Give the listing again character for character, but drop the images.
# Start of Raw data
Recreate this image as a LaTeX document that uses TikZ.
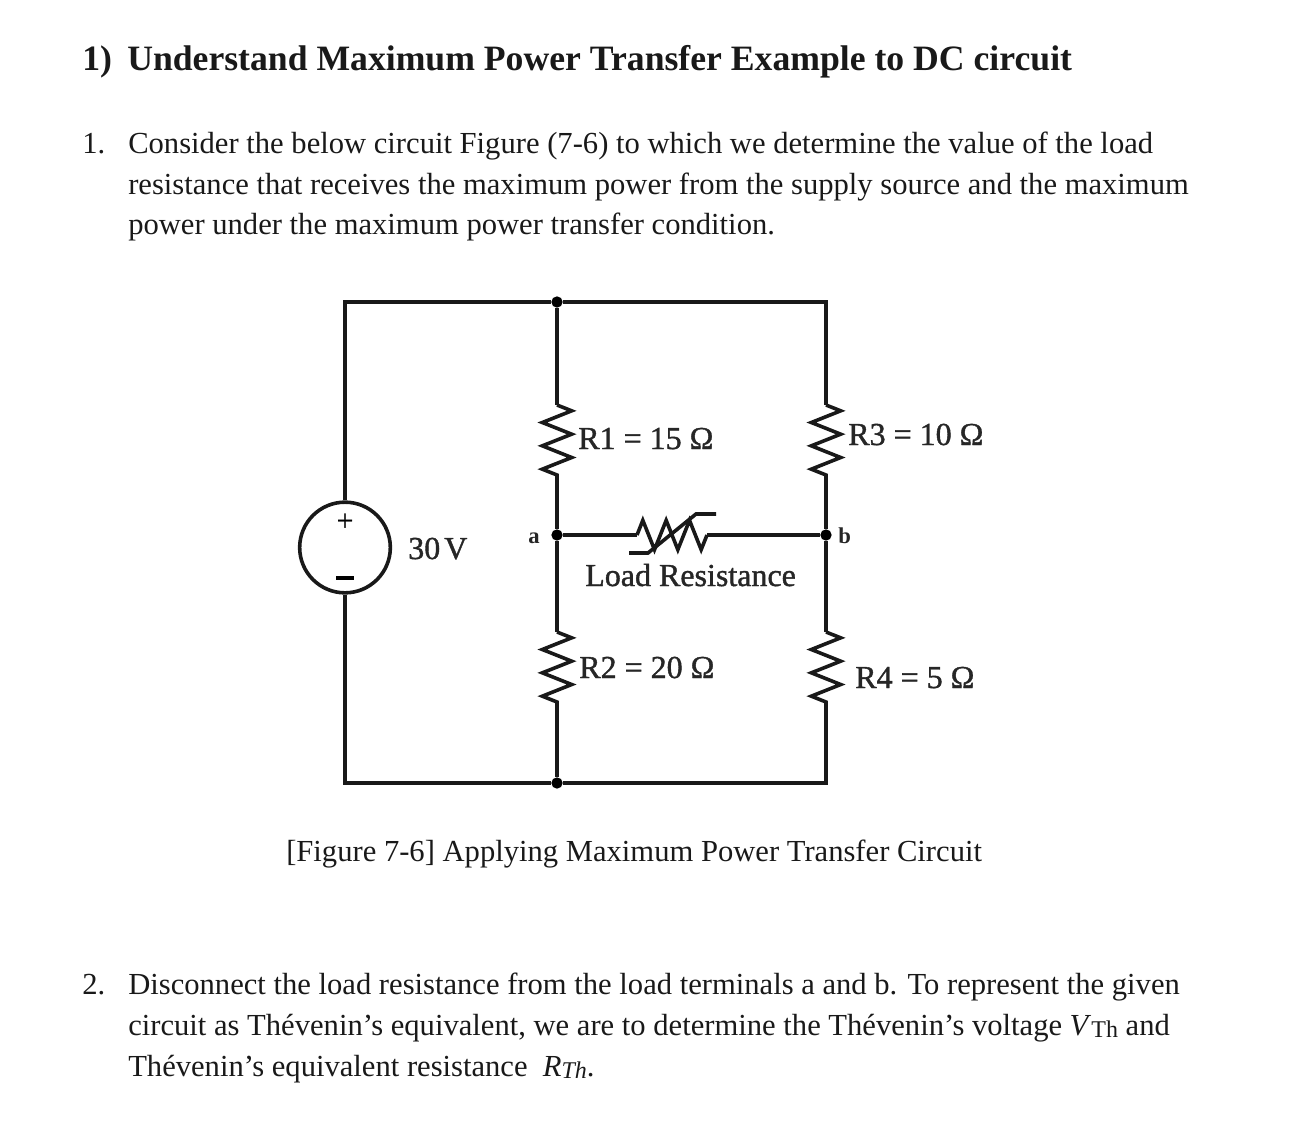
\documentclass[tikz,border=0pt]{standalone}
\usepackage{fontspec}
\usepackage{tikz}
\usetikzlibrary{decorations.pathmorphing}
\setmainfont{Liberation Serif}
\newfontfamily\labelfont[FakeBold=1.2]{Liberation Serif}

\tikzset{
  line/.style={node font=\fontsize{22.95pt}{28pt}\selectfont,text=black!90,anchor=base west,inner sep=0pt},
  heading/.style={line,node font=\fontsize{26.75pt}{30pt}\selectfont\bfseries},
  wire/.style={line width=2.7pt,black!90},
  res/.style={wire,decorate,decoration={zigzag,segment length=17.5pt,amplitude=11pt}},
  dot/.style={circle,fill=black,inner sep=0pt,minimum size=8.5pt},
  val/.style={node font=\fontsize{24pt}{28pt}\selectfont\labelfont,text=black!85,anchor=base west,inner sep=0pt},
  pin/.style={val,node font=\fontsize{17pt}{20pt}\selectfont\bfseries}
}

\begin{document}
\begin{tikzpicture}[x=0.75pt,y=-0.75pt]
    \useasboundingbox (0,0) rectangle (1302,1138);

    \node[heading] (title) at (82,70) {1)\hspace{11.5pt}Understand Maximum Power Transfer Example to DC circuit};

    \node[line] (n1) at (82,153) {1.};
    \node[line] (l1) at (128,153) {Consider the below circuit Figure (7-6) to which we determine the value of the load};
    \node[line] (l2) at (128,194) {resistance that receives the maximum power from the supply source and the maximum};
    \node[line] (l3) at (128,234) {power under the maximum power transfer condition.};

    \node[dot] (top) at (557,302) {};
    \node[dot] (bot) at (557,783) {};
    \node[dot] (a) at (557,535) {};
    \node[dot] (b) at (826,535) {};
    \coordinate (tr) at (826,302);
    \coordinate (br) at (826,783);
    \node[wire,draw,circle,fill=white,minimum size=68pt,inner sep=0pt] (vs) at (345,547.5) {};
    \node[node font=\fontsize{22pt}{24pt}\selectfont\labelfont,inner sep=0pt] (plus) at (345,522) {+};
    \node[fill=black,minimum width=13pt,minimum height=3pt,inner sep=0pt] (minus) at (345,578) {};

    \coordinate (r1t) at (557,405);
    \coordinate (r1b) at (557,478);
    \coordinate (r2t) at (557,632);
    \coordinate (r2b) at (557,703);
    \coordinate (r3t) at (826,405);
    \coordinate (r3b) at (826,478);
    \coordinate (r4t) at (826,632);
    \coordinate (r4b) at (826,703);
    \coordinate (rlw) at (637,535);
    \coordinate (rle) at (707,535);
    \coordinate (sw) at (629,553);
    \coordinate (swa) at (648,553);
    \coordinate (swb) at (696,514);
    \coordinate (se) at (716,514);

    \draw[wire] (vs.north) |- (top);
    \draw[wire] (top) -- (tr) -- (r3t);
    \draw[wire] (vs.south) |- (bot);
    \draw[wire] (bot) -- (br) -- (r4b);
    \draw[wire] (top) -- (r1t);
    \draw[res] (r1t) -- (r1b);
    \draw[wire] (r1b) -- (a);
    \draw[wire] (a) -- (r2t);
    \draw[res] (r2t) -- (r2b);
    \draw[wire] (r2b) -- (bot);
    \draw[res] (r3t) -- (r3b);
    \draw[wire] (r3b) -- (b);
    \draw[wire] (b) -- (r4t);
    \draw[res] (r4t) -- (r4b);
    \draw[wire] (a) -- (rlw);
    \draw[res] (rlw) -- (rle);
    \draw[wire] (rle) -- (b);
    \draw[wire] (sw) -- (swa) -- (swb) -- (se);

    \node[val] (v1) at (408,559) {30\hspace{3pt}V};
    \node[pin] (la) at (528,543) {a};
    \node[pin] (lb) at (838,543) {b};
    \node[val] (lr1) at (578,449) {R1 = 15 Ω};
    \node[val] (lr3) at (848,445) {R3 = 10 Ω};
    \node[val] (lrl) at (585,586) {Load Resistance};
    \node[val] (lr2) at (579,678) {R2 = 20 Ω};
    \node[val] (lr4) at (855,688) {R4 = 5 Ω};

    \node[line] (cap) at (286,861) {[Figure 7-6] Applying Maximum Power Transfer Circuit};

    \node[line] (n2) at (82,994) {2.};
    \node[line] (l4) at (128,994) {Disconnect the load resistance from the load terminals a and b. To represent the given};
    \node[line] (l5) at (128,1035) {circuit as Thévenin’s equivalent, we are to determine the Thévenin’s voltage \textit{V}\raisebox{-2pt}{\fontsize{18pt}{20pt}\selectfont Th} and};
    \node[line] (l6) at (128,1076) {Thévenin’s equivalent resistance \ \textit{R}\raisebox{-2pt}{\fontsize{18pt}{20pt}\selectfont\itshape Th}.};
\end{tikzpicture}
\end{document}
# End of Raw data
▶ **Result of the task**
Recreate this image as a LaTeX document that uses TikZ.
\documentclass[tikz,border=0pt]{standalone}
\usepackage{fontspec}
\usepackage{tikz}
\usetikzlibrary{decorations.pathmorphing}
\setmainfont{Liberation Serif}
\newfontfamily\labelfont[FakeBold=1.2]{Liberation Serif}

\tikzset{
  line/.style={node font=\fontsize{22.95pt}{28pt}\selectfont,text=black!90,anchor=base west,inner sep=0pt},
  heading/.style={line,node font=\fontsize{26.75pt}{30pt}\selectfont\bfseries},
  wire/.style={line width=2.7pt,black!90},
  res/.style={wire,decorate,decoration={zigzag,segment length=17.5pt,amplitude=11pt}},
  dot/.style={circle,fill=black,inner sep=0pt,minimum size=8.5pt},
  val/.style={node font=\fontsize{24pt}{28pt}\selectfont\labelfont,text=black!85,anchor=base west,inner sep=0pt},
  pin/.style={val,node font=\fontsize{17pt}{20pt}\selectfont\bfseries}
}

\begin{document}
\begin{tikzpicture}[x=0.75pt,y=-0.75pt]
    \useasboundingbox (0,0) rectangle (1302,1138);

    \node[heading] (title) at (82,70) {1)\hspace{11.5pt}Understand Maximum Power Transfer Example to DC circuit};

    \node[line] (n1) at (82,153) {1.};
    \node[line] (l1) at (128,153) {Consider the below circuit Figure (7-6) to which we determine the value of the load};
    \node[line] (l2) at (128,194) {resistance that receives the maximum power from the supply source and the maximum};
    \node[line] (l3) at (128,234) {power under the maximum power transfer condition.};

    \node[dot] (top) at (557,302) {};
    \node[dot] (bot) at (557,783) {};
    \node[dot] (a) at (557,535) {};
    \node[dot] (b) at (826,535) {};
    \coordinate (tr) at (826,302);
    \coordinate (br) at (826,783);
    \node[wire,draw,circle,fill=white,minimum size=68pt,inner sep=0pt] (vs) at (345,547.5) {};
    \node[node font=\fontsize{22pt}{24pt}\selectfont\labelfont,inner sep=0pt] (plus) at (345,522) {+};
    \node[fill=black,minimum width=13pt,minimum height=3pt,inner sep=0pt] (minus) at (345,578) {};

    \coordinate (r1t) at (557,405);
    \coordinate (r1b) at (557,478);
    \coordinate (r2t) at (557,632);
    \coordinate (r2b) at (557,703);
    \coordinate (r3t) at (826,405);
    \coordinate (r3b) at (826,478);
    \coordinate (r4t) at (826,632);
    \coordinate (r4b) at (826,703);
    \coordinate (rlw) at (637,535);
    \coordinate (rle) at (707,535);
    \coordinate (sw) at (629,553);
    \coordinate (swa) at (648,553);
    \coordinate (swb) at (696,514);
    \coordinate (se) at (716,514);

    \draw[wire] (vs.north) |- (top);
    \draw[wire] (top) -- (tr) -- (r3t);
    \draw[wire] (vs.south) |- (bot);
    \draw[wire] (bot) -- (br) -- (r4b);
    \draw[wire] (top) -- (r1t);
    \draw[res] (r1t) -- (r1b);
    \draw[wire] (r1b) -- (a);
    \draw[wire] (a) -- (r2t);
    \draw[res] (r2t) -- (r2b);
    \draw[wire] (r2b) -- (bot);
    \draw[res] (r3t) -- (r3b);
    \draw[wire] (r3b) -- (b);
    \draw[wire] (b) -- (r4t);
    \draw[res] (r4t) -- (r4b);
    \draw[wire] (a) -- (rlw);
    \draw[res] (rlw) -- (rle);
    \draw[wire] (rle) -- (b);
    \draw[wire] (sw) -- (swa) -- (swb) -- (se);

    \node[val] (v1) at (408,559) {30\hspace{3pt}V};
    \node[pin] (la) at (528,543) {a};
    \node[pin] (lb) at (838,543) {b};
    \node[val] (lr1) at (578,449) {R1 = 15 Ω};
    \node[val] (lr3) at (848,445) {R3 = 10 Ω};
    \node[val] (lrl) at (585,586) {Load Resistance};
    \node[val] (lr2) at (579,678) {R2 = 20 Ω};
    \node[val] (lr4) at (855,688) {R4 = 5 Ω};

    \node[line] (cap) at (286,861) {[Figure 7-6] Applying Maximum Power Transfer Circuit};

    \node[line] (n2) at (82,994) {2.};
    \node[line] (l4) at (128,994) {Disconnect the load resistance from the load terminals a and b. To represent the given};
    \node[line] (l5) at (128,1035) {circuit as Thévenin’s equivalent, we are to determine the Thévenin’s voltage \textit{V}\raisebox{-2pt}{\fontsize{18pt}{20pt}\selectfont Th} and};
    \node[line] (l6) at (128,1076) {Thévenin’s equivalent resistance \ \textit{R}\raisebox{-2pt}{\fontsize{18pt}{20pt}\selectfont\itshape Th}.};
\end{tikzpicture}
\end{document}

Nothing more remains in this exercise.